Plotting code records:
________

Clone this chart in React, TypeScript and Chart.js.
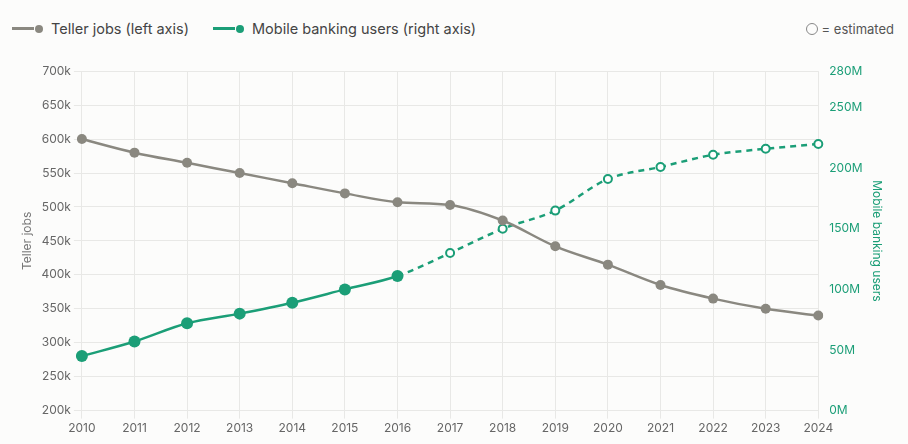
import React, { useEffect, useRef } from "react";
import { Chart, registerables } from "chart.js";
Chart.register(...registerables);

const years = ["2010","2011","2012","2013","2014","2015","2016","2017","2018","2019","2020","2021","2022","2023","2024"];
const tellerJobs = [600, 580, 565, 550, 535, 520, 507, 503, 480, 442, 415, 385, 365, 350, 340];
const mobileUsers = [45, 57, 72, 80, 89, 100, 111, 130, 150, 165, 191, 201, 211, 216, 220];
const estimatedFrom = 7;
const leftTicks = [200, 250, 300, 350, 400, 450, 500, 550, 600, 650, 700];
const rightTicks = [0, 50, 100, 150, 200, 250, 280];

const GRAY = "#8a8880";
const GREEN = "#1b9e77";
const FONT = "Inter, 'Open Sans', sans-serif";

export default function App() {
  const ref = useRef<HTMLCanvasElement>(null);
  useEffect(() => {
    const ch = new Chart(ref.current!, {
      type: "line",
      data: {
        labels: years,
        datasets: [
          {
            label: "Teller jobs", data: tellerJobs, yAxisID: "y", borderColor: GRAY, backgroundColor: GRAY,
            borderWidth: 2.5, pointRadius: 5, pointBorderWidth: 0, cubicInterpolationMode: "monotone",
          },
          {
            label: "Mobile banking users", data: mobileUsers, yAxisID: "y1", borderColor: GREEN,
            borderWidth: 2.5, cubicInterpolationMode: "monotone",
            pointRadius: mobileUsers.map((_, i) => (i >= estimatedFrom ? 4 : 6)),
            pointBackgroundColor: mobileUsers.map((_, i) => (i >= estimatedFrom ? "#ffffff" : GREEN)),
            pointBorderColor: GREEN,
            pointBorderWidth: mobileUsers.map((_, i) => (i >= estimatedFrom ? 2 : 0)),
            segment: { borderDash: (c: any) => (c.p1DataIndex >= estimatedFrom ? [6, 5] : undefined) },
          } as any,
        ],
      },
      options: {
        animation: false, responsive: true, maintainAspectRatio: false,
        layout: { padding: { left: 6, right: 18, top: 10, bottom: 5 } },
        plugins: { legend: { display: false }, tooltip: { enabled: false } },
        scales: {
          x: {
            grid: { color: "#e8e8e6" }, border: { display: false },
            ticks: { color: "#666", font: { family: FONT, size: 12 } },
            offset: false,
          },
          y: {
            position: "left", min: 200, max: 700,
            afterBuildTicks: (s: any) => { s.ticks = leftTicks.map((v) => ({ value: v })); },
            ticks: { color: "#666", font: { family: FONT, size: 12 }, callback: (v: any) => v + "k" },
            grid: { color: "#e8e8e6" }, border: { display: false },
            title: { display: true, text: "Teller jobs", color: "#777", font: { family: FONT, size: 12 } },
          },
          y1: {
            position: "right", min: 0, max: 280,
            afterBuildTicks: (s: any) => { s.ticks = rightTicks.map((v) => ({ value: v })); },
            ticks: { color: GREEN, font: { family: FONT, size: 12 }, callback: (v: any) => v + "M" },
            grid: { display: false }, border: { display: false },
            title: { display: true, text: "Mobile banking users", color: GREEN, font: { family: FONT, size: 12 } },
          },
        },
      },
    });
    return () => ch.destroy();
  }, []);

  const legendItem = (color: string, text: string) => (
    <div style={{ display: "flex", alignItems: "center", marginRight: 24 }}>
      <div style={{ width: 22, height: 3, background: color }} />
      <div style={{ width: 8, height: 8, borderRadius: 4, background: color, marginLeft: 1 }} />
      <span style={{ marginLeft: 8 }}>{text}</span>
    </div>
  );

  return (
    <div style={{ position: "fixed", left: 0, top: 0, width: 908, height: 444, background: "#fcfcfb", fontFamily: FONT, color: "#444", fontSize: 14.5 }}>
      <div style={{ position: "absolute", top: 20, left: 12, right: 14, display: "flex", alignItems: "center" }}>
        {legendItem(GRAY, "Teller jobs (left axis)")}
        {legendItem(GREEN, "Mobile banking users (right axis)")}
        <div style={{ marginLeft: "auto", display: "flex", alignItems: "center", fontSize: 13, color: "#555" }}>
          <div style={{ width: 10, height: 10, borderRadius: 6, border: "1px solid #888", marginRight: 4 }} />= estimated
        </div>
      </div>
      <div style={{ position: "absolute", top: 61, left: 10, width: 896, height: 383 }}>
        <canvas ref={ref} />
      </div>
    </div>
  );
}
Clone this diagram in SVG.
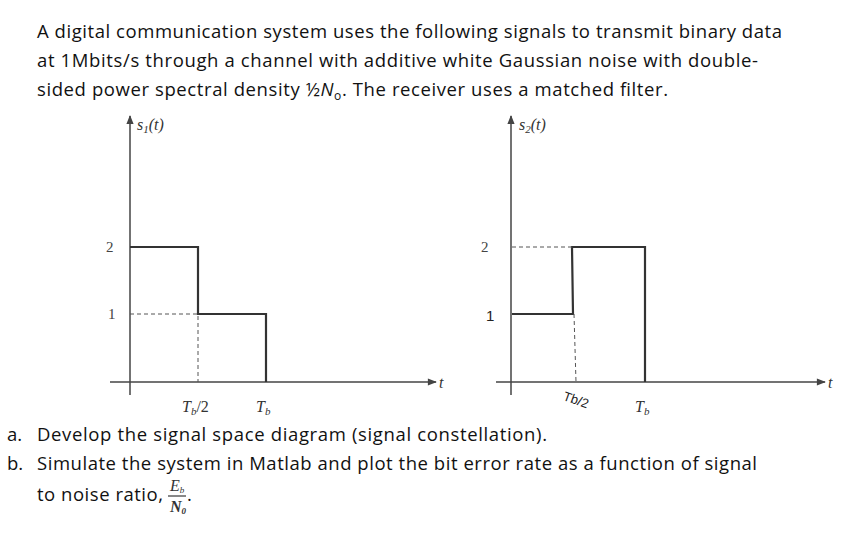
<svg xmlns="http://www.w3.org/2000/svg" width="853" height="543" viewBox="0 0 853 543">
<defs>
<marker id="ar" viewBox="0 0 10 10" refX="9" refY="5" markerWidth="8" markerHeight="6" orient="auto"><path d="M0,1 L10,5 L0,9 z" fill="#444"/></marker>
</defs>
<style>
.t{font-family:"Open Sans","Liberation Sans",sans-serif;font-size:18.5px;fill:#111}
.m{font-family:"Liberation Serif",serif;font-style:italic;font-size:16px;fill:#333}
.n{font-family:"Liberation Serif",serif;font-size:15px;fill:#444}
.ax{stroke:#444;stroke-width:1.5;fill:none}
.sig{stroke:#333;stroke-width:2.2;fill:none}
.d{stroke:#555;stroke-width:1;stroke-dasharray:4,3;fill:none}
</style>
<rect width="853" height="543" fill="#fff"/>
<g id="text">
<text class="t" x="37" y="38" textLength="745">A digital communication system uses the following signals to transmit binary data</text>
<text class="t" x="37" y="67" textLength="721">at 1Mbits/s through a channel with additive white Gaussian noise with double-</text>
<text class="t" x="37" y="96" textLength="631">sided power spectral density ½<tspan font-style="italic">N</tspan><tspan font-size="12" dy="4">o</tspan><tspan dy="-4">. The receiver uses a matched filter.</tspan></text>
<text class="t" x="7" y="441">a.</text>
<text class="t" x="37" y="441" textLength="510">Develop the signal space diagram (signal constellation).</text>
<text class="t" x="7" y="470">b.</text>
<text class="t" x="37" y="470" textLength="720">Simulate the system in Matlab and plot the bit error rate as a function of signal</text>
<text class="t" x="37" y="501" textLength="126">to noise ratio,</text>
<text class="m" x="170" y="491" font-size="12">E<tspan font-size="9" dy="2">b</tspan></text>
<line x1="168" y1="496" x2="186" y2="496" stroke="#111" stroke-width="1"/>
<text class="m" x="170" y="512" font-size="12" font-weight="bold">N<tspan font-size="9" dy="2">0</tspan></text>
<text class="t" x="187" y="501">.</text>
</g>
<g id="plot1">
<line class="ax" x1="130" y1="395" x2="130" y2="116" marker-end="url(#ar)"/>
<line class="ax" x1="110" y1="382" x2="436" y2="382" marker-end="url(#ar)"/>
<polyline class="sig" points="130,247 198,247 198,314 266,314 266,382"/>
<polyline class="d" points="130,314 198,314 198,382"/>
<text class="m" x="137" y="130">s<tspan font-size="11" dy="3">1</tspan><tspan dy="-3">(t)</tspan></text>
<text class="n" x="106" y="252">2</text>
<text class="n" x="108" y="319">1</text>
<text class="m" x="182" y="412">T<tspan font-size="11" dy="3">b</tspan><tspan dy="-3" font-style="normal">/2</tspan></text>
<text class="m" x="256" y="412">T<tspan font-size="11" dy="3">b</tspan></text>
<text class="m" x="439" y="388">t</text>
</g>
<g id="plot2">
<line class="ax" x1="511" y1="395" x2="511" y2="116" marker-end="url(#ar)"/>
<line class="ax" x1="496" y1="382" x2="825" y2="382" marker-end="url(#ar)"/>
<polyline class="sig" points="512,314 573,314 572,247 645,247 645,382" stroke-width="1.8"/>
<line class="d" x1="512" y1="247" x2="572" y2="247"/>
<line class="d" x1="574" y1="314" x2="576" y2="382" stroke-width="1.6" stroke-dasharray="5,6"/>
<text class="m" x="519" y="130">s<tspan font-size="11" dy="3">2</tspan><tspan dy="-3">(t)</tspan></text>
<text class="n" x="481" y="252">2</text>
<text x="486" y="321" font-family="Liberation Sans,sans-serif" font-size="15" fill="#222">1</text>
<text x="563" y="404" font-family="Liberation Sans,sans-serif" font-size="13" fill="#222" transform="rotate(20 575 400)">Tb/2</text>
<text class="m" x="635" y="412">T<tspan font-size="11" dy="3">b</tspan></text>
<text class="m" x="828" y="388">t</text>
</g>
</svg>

________

> _Aim of the task_
Give again, please, precisely the lines that begin the records and run through the line with "Chart.register(...registerables);" in it, keeping both end lines and dropping any pictures.

> _Exercise result_
Clone this chart in React, TypeScript and Chart.js.
import React, { useEffect, useRef } from "react";
import { Chart, registerables } from "chart.js";
Chart.register(...registerables);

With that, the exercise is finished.